Raise your hand if you’ve ever thought of running away – of quitting your job, breaking your lease, buying a van, and leaving it all behind. For anyone stuck in a rut, the nomadic lifestyle probably looks like a dream. But André Øvredal’s “Passenger” would have you think twice before hitting the open road. 

After a terror-laden cold open, we meet Tyler (Jacob Scipio) and Maddie (Lou Llobell), two lovebirds who have just taken the van life plunge. For about six weeks, they have a great time, but Maddie – less adventurer, more homebody – quickly starts to feel like van life isn’t all it’s cracked up to be. That belief is strengthened when she and Tyler witness a gruesome car accident – one that leaves them bound to a supernatural entity called the Passenger intent on stalking them down every highway and backroad across America. 

Setting a horror movie from the perspective of two van life newbies – naive interlopers into an intricate, tightknit nomadic culture – is a concept ripe for exploration. And the most interesting parts of “Passenger” show are our protagonists dealing head on with the fact that they’ve entered into a space they know nothing about. Unfortunately, beyond some well-deployed scares, “Passenger” gets too lost in its lore, ultimately setting off on a path to nowhere. 

A still from the movie "Passenger." Actress Lou Llobell stands in a red light.
Lou Llobell as “Maddie” in Passenger from Paramount Pictures (Photo courtesy of Paramount Pictures).

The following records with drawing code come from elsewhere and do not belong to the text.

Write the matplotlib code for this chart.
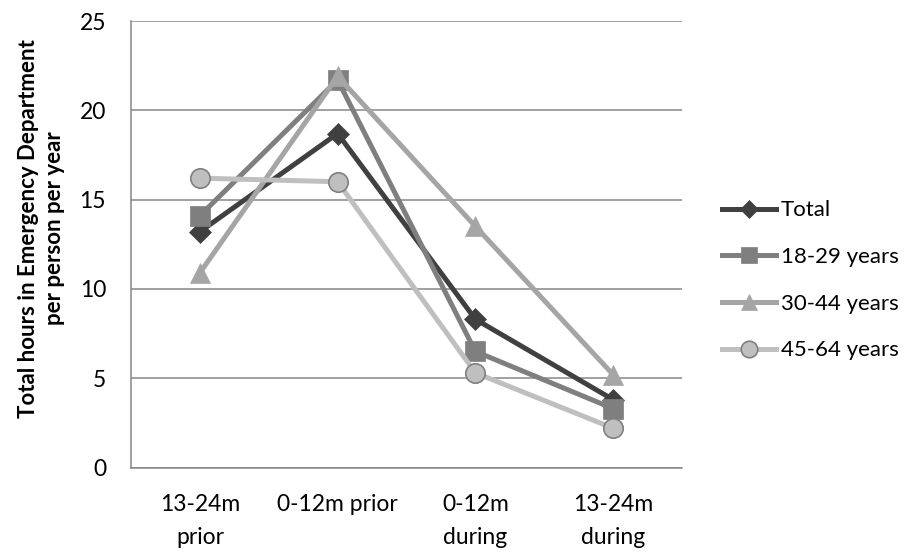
import matplotlib
matplotlib.use("Agg")
import matplotlib.pyplot as plt

# Emergency Department hours per person per year, by period and age group
periods = ["13-24m\nprior", "0-12m prior", "0-12m\nduring", "13-24m\nduring"]
total = [13.2, 18.7, 8.3, 3.8]
age_18_29 = [14.1, 21.7, 6.5, 3.3]
age_30_44 = [10.9, 21.9, 13.5, 5.2]
age_45_64 = [16.2, 16.0, 5.3, 2.2]
y_ticks = [0, 5, 10, 15, 20, 25]

plt.rcParams["font.family"] = ["Lato", "DejaVu Sans"]

fig = plt.figure(figsize=(9.12, 5.54), dpi=100)
ax = fig.add_axes([131 / 912, 1 - 467.5 / 554, (682 - 131) / 912, (467.5 - 21) / 554])

x = list(range(len(periods)))
series = [
    ("Total", total, "#404040", "D", 11, "#404040"),
    ("18-29 years", age_18_29, "#7f7f7f", "s", 14, "#7f7f7f"),
    ("30-44 years", age_30_44, "#a5a5a5", "^", 14, "#a5a5a5"),
    ("45-64 years", age_45_64, "#bfbfbf", "o", 14, "#808080"),
]
for i, (name, vals, col, mk, ms, edge) in enumerate(series):
    ax.plot(x, vals, color=col, lw=3.6, marker=mk, markersize=ms,
            markerfacecolor=col, markeredgecolor=edge,
            markeredgewidth=1.2 if mk == "o" else 0.5,
            label=name, zorder=3 + i, solid_joinstyle="miter")

ax.set_xlim(-0.5, len(periods) - 0.5)
ax.set_ylim(0, 25)
ax.set_yticks(y_ticks)
ax.set_xticks(x)
ax.set_xticklabels(periods, linespacing=1.7)
ax.yaxis.grid(True, color="#868686", lw=1.1)
ax.set_axisbelow(True)
for s in ("top", "right"):
    ax.spines[s].set_visible(False)
for s in ("left", "bottom"):
    ax.spines[s].set_color("#868686")
    ax.spines[s].set_linewidth(1.1)
ax.tick_params(axis="both", length=0, labelsize=16.5, colors="black")
ax.tick_params(axis="y", pad=18)
ax.tick_params(axis="x", pad=19)

ax.set_ylabel("Total hours in Emergency Department\nper person per year",
              fontsize=16, fontweight="bold", multialignment="center",
              linespacing=1.3)
ax.yaxis.set_label_coords(-0.12, 0.535)

fig.legend(loc="center left", bbox_to_anchor=(722 / 912, 1 - 280.5 / 554),
           frameon=False, fontsize=16, handlelength=2.45, handletextpad=0.2,
           labelspacing=1.2, borderpad=0, borderaxespad=0, markerscale=0.85)

fig.savefig("out.png", dpi=100, facecolor="white")
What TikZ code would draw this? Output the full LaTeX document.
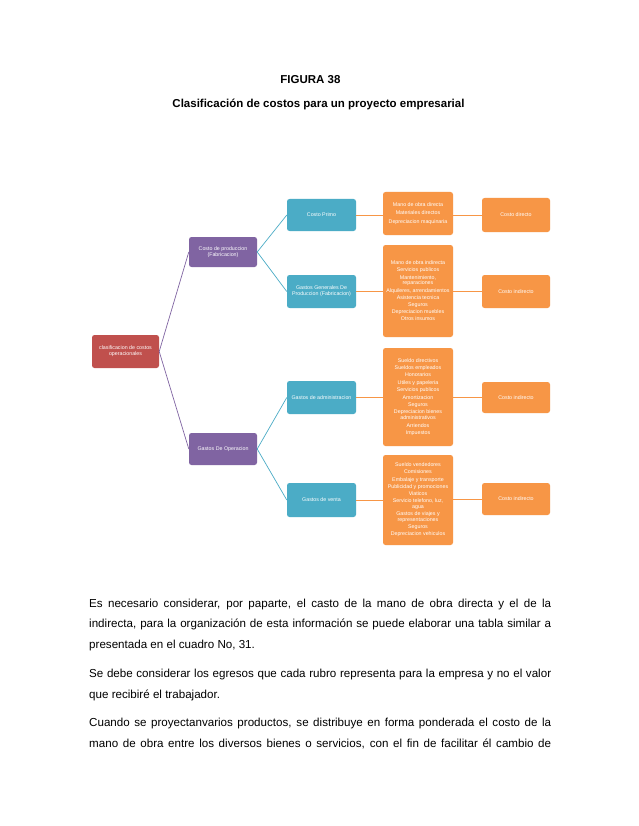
\documentclass[tikz,border=0pt]{standalone}
\usepackage{fontspec}
\setmainfont{Liberation Sans}
\definecolor{cred}{HTML}{C0504D}
\definecolor{cpurple}{HTML}{8064A2}
\definecolor{cteal}{HTML}{4BACC6}
\definecolor{corange}{HTML}{F79646}
\newcommand{\dgfont}{\fontsize{5.3}{5.8}\selectfont}
\newcommand{\bdfont}{\fontsize{11.6}{14}\selectfont}
\newcommand{\ttlfont}{\fontsize{11.5}{14}\selectfont\bfseries}
\begin{document}
\begin{tikzpicture}[x=1pt,y=-1pt,
  dbox/.style={rounded corners=2.5pt, text=white, font=\dgfont, align=center, inner sep=1pt},
  redbox/.style={dbox, fill=cred},
  purbox/.style={dbox, fill=cpurple},
  tealbox/.style={dbox, fill=cteal},
  orbox/.style={dbox, fill=corange},
  lnpur/.style={draw=cpurple, line width=0.7pt},
  lnteal/.style={draw=cteal, line width=0.7pt},
  lnor/.style={draw=corange, line width=0.7pt},
  bodyline/.style={anchor=base west, inner sep=0pt, font=\bdfont},
  ttl/.style={anchor=base, inner sep=0pt, font=\ttlfont}]
\fill[white] (0,0) rectangle (638,826);
\path[use as bounding box] (0,0) rectangle (638,826);

% titles
\node[ttl] (t1) at (310.5,84) {FIGURA 38};
\node[ttl] (t2) at (318.5,108) {Clasificación de costos para un proyecto empresarial};

% level 0
\node[redbox, minimum width=67pt, minimum height=33pt] (r) at (125.5,351.5) {clasificacion de costos\\operacionales};
% level 1
\node[purbox, minimum width=68pt, minimum height=30pt] (p1) at (223,252) {Costo de produccion\\(Fabricacion)};
\node[purbox, minimum width=68pt, minimum height=32pt] (p2) at (223,449) {Gastos De Operacion};
% level 2
\node[tealbox, minimum width=69pt, minimum height=32pt] (c1) at (321.5,215) {Costo Primo};
\node[tealbox, minimum width=69pt, minimum height=33pt] (c2) at (321.5,291.5) {Gastos Generales De\\Produccion (Fabricacion)};
\node[tealbox, minimum width=69pt, minimum height=33pt] (c3) at (321.5,397.5) {Gastos de administracion};
\node[tealbox, minimum width=69pt, minimum height=34pt] (c4) at (321.5,500) {Gastos de venta};
% level 3
\node[orbox, minimum width=70pt, minimum height=43pt] (o1) at (418,213.5) {Mano de obra directa\\[3pt]Materiales directos\\[3pt]Depreciacion maquinaria};
\node[orbox, minimum width=70pt, minimum height=92pt] (o2) at (418,291) {Mano de obra indirecta\\[1.4pt]Servicios publicos\\[1.4pt]Mantenimiento,\\reparaciones\\[1.4pt]Alquileres, arrendamientos\\[1.4pt]Asistencia tecnica\\[1.4pt]Seguros\\[1.4pt]Depreciacion muebles\\[1.4pt]Otros insumos};
\node[orbox, minimum width=70pt, minimum height=98pt] (o3) at (418,397) {Sueldo directivos\\[1.6pt]Sueldos empleados\\[1.6pt]Honorarios\\[1.6pt]Utiles y papeleria\\[1.6pt]Servicios publicos\\[1.6pt]Amortizacion\\[1.6pt]Seguros\\[1.6pt]Depreciacion bienes\\administrativos\\[1.6pt]Arriendos\\[1.6pt]Impuestos};
\node[orbox, minimum width=70pt, minimum height=90pt] (o4) at (418,500) {Sueldo vendedores\\[1.4pt]Comisiones\\[1.4pt]Embalaje y transporte\\[1.4pt]Publicidad y promociones\\[1.4pt]Viaticos\\[1.4pt]Servicio telefono, luz,\\agua\\[1.4pt]Gastos de viajes y\\representaciones\\[1.4pt]Seguros\\[1.4pt]Depreciacion vehiculos};
% level 4
\node[orbox, minimum width=68pt, minimum height=34pt] (k1) at (516,215) {Costo directo};
\node[orbox, minimum width=68pt, minimum height=33pt] (k2) at (516,291.5) {Costo indirecto};
\node[orbox, minimum width=68pt, minimum height=31pt] (k3) at (516,397.5) {Costo indirecto};
\node[orbox, minimum width=68pt, minimum height=32pt] (k4) at (516,499) {Costo indirecto};

% connectors
\draw[lnpur] (r.east) -- (p1.west);
\draw[lnpur] (r.east) -- (p2.west);
\draw[lnteal] (p1.east) -- (c1.west);
\draw[lnteal] (p1.east) -- (c2.west);
\draw[lnteal] (p2.east) -- (c3.west);
\draw[lnteal] (p2.east) -- (c4.west);
\draw[lnor] (c1.east) -- (o1.west |- c1.east);
\draw[lnor] (c2.east) -- (o2.west |- c2.east);
\draw[lnor] (c3.east) -- (o3.west |- c3.east);
\draw[lnor] (c4.east) -- (o4.west |- c4.east);
\draw[lnor] (o1.east |- k1.west) -- (k1.west);
\draw[lnor] (o2.east |- k2.west) -- (k2.west);
\draw[lnor] (o3.east |- k3.west) -- (k3.west);
\draw[lnor] (o4.east |- k4.west) -- (k4.west);

% body text
\node[bodyline] (b1) at (89,607) {\hbox to 462pt{Es necesario considerar, por paparte, el casto de la mano de obra directa y el de la}};
\node[bodyline] (b2) at (89,627.5) {\hbox to 462pt{indirecta, para la organización de esta información se puede elaborar una tabla similar a}};
\node[bodyline] (b3) at (89,648) {presentada en el cuadro No, 31.};
\node[bodyline] (b4) at (89,677) {\hbox to 462pt{Se debe considerar los egresos que cada rubro representa para la empresa y no el valor}};
\node[bodyline] (b5) at (89,698) {que recibiré el trabajador.};
\node[bodyline] (b6) at (89,726.5) {\hbox to 462pt{Cuando se proyectanvarios productos, se distribuye en forma ponderada el costo de la}};
\node[bodyline] (b7) at (89,747) {\hbox to 462pt{mano de obra entre los diversos bienes o servicios, con el fin de facilitar él cambio de}};
\end{tikzpicture}
\end{document}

Soon after they witness the car accident which releases the demonic force upon them, Tyler and Maddie head to a van meetup that feels more like a country music concert tailgate than a campground. Here, it becomes clear that part of the reason Tyler wanted to live in a van in the first place is because of his obsession with a certain van YouTuber. 

Tyler has lived the nomad life vicariously for so long he’s become convinced it’s the only path to true freedom, but Maddie is not so sure. The film (written by Zachary Donohue and T.W. Burgess) spends a lot of time on Maddie and Tyler’s different upbringings – him in an ostensibly stable home where everyone was unhappy, and her in a variety of different foster homes – as a way to explain their differing views on van life, but that ultimately feels overstuffed and unnecessary. A character doesn’t need a core trauma to have a reason to want to sleep in the same place every night. 

Especially when you’re being stalked by a demon. At this van meetup, Maddie meets Diane (Melissa Leo), a veteran nomad who, after learning that the Passenger has set his sights on Maddie and Tyler, gives her a few rules to live by: don’t drive at night, don’t stop for anyone, stay on the main highways, etc. But, it’s too late. Maddie and Tyler, cosplayers as they are, entered into this lifestyle without really thinking about the dangers it poses. They have the stink of interloper about them. When they find themselves at an actual camp (not a party full of YouTubers), desperate for help, the people there are suspicious and standoffish. They know Maddie and Tyler don’t belong. 

Øvredal clearly has a proclivity for clever scares. In one scene, Maddie makes her way across a deserted parking lot to the van, spooky sounds constantly distracting her from her destination. As she looks around for the source of the noise, the camera turns with her in an unbroken 360 degree shot, before finally ending up back at the van – which is now farther away than it was before. In the film’s best sequence, Maddie and Tyler watch “Roman Holiday” on a portable projector. When the Passenger suddenly arrives, Maddie uses the projector as a lightsource, enormous, eerie images of Audrey Hepburn and Gregory Peck scattering across the forest as we look for the demonic figure in their likenesses.

But, as compelling as the central premise is and as scary as these moments can be, “Passenger” unfortunately falls victim to Christian and Satanic lore. Its final third is more focused on the ins and outs of defeating a demon rather than any of the interesting themes it sets up at the beginning – such as intruding on a world you don’t understand, or how being a woman living this lifestyle is a hell of a lot scarier than being a man (a shot of Maddie walking alone by two men smoking cigarettes in a parked car is one of the film’s most frightening images). As the end of the film descends into exposition, other flaws become more apparent, such as the lackluster love connection between Maddie and Tyler. When the scares run out and the ideas run dry, “Passenger” simply runs out of gas.